WHAT THE EXERCISE ASKS = Only the lines from the one with "Rebuild this chart" through the one with "plt.rcParams['font.family'] = ['Noto", inclusive, should be echoed exactly; pictures are left out.

▼▼▼

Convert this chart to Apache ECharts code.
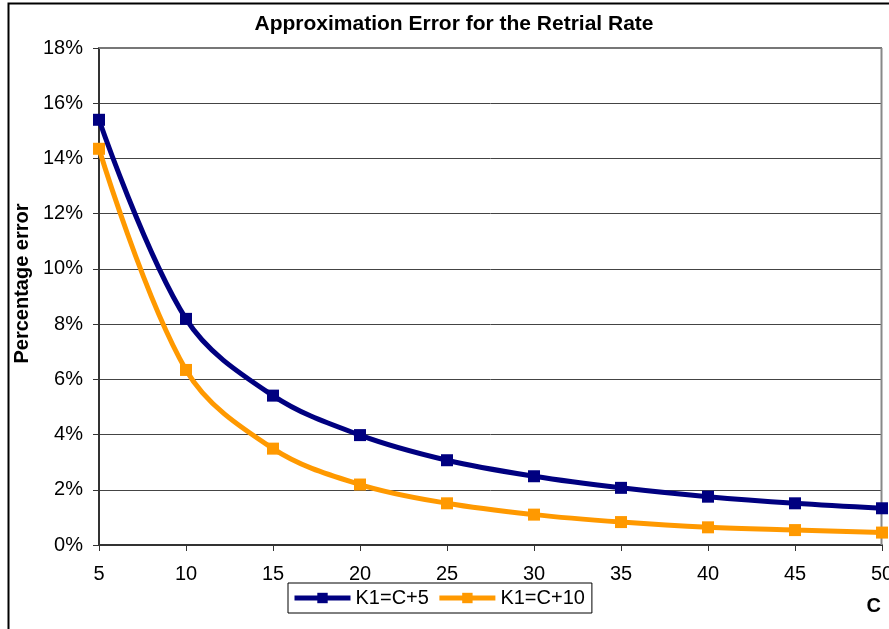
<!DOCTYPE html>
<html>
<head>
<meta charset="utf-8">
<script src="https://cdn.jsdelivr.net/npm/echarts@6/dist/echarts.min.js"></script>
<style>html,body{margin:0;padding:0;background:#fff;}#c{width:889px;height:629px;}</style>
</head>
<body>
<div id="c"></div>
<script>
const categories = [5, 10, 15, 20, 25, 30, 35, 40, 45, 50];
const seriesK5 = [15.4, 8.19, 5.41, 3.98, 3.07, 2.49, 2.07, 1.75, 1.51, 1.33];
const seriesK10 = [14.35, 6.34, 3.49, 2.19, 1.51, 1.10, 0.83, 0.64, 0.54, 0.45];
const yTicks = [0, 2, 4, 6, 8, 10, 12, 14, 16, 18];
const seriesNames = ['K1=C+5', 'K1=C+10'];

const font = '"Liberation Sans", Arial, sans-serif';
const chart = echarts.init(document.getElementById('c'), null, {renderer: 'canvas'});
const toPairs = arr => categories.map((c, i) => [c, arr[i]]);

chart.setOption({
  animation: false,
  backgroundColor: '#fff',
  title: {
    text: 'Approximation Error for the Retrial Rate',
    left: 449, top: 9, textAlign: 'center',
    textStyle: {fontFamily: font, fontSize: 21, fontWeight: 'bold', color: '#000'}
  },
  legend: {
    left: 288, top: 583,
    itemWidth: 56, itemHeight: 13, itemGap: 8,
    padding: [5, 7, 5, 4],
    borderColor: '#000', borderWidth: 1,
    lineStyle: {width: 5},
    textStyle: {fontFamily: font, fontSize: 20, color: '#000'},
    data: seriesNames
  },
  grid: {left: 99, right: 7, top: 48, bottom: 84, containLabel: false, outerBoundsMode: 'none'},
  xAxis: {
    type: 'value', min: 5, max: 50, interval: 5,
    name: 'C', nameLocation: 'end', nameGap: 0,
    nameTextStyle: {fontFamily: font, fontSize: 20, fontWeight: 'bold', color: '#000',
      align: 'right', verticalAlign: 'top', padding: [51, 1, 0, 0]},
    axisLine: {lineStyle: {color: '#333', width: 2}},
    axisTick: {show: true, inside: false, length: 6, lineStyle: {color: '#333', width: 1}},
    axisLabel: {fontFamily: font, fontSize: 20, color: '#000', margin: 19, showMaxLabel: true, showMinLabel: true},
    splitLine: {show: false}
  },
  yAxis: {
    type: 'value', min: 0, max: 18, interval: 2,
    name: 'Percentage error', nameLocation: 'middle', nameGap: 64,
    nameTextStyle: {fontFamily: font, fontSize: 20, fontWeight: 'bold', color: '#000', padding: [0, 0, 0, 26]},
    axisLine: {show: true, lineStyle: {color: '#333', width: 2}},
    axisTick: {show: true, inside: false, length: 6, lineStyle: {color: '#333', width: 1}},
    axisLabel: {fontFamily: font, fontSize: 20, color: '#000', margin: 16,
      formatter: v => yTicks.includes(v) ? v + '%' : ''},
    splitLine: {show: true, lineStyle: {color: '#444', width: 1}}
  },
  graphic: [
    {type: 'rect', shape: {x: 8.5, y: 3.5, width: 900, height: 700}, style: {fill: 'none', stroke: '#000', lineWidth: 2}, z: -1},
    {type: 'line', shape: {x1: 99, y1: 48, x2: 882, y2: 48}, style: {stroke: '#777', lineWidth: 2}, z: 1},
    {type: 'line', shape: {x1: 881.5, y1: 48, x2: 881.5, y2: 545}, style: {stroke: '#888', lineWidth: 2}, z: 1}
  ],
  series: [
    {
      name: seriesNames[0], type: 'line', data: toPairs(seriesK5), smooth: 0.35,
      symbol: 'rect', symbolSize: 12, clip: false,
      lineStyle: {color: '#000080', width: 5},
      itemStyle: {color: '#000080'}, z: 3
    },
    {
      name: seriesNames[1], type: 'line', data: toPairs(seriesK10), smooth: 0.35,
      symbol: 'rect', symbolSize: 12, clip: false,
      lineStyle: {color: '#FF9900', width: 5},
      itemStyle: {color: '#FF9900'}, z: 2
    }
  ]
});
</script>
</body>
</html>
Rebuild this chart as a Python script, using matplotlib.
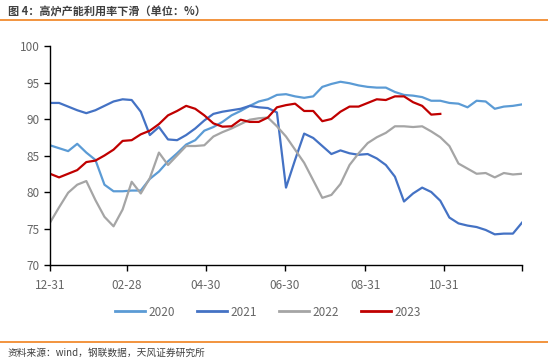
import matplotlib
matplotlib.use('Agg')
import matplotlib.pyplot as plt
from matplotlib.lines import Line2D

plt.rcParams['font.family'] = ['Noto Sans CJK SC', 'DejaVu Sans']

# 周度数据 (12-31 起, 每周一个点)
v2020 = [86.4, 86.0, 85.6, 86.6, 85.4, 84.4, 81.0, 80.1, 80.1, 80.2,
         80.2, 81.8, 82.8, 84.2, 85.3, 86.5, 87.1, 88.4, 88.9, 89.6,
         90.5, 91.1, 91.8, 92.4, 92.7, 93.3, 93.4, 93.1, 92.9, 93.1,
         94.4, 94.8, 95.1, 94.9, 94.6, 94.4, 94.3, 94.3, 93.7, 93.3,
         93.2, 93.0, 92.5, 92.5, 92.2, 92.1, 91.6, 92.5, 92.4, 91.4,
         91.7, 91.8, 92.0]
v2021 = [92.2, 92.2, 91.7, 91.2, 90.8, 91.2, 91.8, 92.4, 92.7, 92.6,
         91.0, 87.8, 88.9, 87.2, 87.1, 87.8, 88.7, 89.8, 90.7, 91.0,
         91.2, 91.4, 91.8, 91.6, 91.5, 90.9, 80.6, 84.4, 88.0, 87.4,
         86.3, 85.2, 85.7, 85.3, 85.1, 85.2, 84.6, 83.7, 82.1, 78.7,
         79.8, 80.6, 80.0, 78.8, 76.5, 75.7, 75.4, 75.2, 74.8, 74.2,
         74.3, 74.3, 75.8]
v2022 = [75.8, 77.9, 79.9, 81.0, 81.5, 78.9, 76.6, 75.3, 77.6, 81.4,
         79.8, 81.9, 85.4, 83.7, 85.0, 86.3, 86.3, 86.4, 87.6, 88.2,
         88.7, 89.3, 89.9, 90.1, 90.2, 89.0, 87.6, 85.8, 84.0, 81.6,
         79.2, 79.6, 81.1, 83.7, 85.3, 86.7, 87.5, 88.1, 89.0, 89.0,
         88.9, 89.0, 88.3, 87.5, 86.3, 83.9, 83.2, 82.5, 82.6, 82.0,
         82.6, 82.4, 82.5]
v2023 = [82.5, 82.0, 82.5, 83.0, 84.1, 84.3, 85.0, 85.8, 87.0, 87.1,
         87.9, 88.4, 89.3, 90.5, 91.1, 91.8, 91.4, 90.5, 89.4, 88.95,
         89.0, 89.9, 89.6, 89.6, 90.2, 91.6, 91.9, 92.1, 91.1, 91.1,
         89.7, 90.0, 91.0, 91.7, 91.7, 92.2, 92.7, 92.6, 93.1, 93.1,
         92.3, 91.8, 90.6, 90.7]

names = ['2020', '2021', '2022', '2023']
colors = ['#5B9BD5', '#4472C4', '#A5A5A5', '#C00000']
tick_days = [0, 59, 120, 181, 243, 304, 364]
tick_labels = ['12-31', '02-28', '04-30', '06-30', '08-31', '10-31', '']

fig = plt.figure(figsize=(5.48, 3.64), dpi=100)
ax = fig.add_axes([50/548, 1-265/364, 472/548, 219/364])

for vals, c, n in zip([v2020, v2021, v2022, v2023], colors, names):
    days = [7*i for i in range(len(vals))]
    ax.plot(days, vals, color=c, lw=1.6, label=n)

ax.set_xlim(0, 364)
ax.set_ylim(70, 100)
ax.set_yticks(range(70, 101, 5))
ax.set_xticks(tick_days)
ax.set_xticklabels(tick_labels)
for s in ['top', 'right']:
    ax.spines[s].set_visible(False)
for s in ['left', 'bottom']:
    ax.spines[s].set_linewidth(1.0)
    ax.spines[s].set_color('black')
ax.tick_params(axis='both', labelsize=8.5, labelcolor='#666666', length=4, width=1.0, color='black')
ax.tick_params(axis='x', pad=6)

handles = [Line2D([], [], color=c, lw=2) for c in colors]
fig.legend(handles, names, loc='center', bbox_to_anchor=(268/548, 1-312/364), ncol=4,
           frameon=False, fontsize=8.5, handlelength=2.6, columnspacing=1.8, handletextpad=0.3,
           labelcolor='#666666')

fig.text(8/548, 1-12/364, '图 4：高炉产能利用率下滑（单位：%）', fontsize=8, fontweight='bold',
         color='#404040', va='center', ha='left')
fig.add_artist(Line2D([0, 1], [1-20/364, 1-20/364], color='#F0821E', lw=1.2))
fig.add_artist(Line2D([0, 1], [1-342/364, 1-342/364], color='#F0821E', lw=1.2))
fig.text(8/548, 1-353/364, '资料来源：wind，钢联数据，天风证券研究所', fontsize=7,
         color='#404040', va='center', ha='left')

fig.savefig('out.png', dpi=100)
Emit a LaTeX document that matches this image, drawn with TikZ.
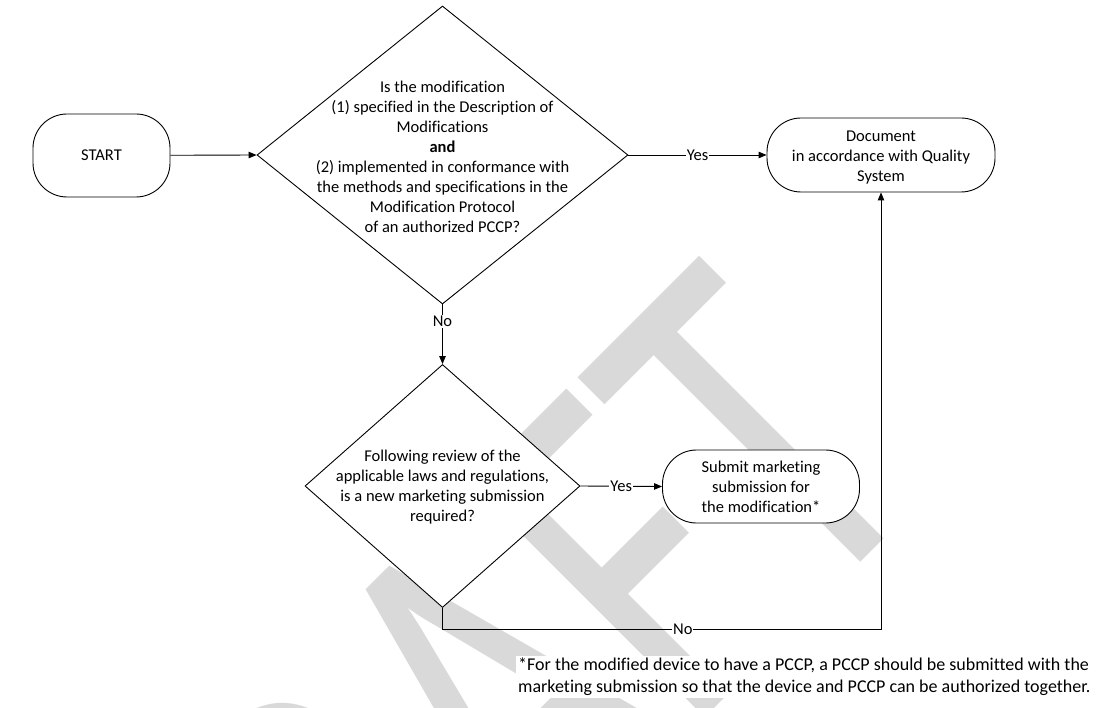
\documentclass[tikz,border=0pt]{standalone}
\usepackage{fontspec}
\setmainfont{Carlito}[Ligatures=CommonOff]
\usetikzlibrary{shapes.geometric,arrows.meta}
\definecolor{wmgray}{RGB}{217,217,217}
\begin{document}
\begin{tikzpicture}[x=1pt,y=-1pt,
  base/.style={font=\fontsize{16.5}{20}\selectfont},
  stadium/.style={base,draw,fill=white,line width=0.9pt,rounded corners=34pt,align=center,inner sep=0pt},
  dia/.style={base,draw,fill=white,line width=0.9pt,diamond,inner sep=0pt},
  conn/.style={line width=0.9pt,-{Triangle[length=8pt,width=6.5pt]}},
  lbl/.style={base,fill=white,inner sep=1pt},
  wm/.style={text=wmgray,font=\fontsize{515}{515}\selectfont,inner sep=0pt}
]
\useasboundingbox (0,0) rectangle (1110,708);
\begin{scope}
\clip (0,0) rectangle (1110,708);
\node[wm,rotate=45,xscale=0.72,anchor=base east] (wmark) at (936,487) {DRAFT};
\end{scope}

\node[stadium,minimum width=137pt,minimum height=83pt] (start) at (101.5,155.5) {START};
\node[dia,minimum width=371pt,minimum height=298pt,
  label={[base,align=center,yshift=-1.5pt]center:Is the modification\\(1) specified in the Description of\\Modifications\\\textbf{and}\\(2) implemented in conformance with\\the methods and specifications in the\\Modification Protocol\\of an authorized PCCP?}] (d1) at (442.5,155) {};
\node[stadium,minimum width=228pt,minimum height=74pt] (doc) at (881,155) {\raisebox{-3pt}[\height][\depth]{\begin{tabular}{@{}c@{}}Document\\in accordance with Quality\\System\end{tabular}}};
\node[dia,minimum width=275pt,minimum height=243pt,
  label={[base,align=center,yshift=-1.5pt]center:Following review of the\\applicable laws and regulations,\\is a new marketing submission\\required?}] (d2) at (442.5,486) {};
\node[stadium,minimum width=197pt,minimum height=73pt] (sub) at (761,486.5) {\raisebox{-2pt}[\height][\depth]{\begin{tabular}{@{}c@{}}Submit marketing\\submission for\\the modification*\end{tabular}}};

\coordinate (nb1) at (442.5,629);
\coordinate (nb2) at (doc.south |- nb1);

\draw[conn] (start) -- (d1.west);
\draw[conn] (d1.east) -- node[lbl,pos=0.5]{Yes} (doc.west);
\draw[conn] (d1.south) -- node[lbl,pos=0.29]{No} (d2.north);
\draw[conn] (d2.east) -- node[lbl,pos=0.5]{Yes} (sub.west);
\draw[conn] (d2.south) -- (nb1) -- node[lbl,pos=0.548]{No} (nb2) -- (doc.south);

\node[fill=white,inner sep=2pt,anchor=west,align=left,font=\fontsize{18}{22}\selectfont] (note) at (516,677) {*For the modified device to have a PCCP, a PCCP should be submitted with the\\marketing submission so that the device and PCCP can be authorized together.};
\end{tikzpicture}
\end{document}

▲▲▲

OUTPUT OF THE TASK =
Rebuild this chart as a Python script, using matplotlib.
import matplotlib
matplotlib.use('Agg')
import matplotlib.pyplot as plt
from matplotlib.lines import Line2D

plt.rcParams['font.family'] = ['Noto Sans CJK SC', 'DejaVu Sans']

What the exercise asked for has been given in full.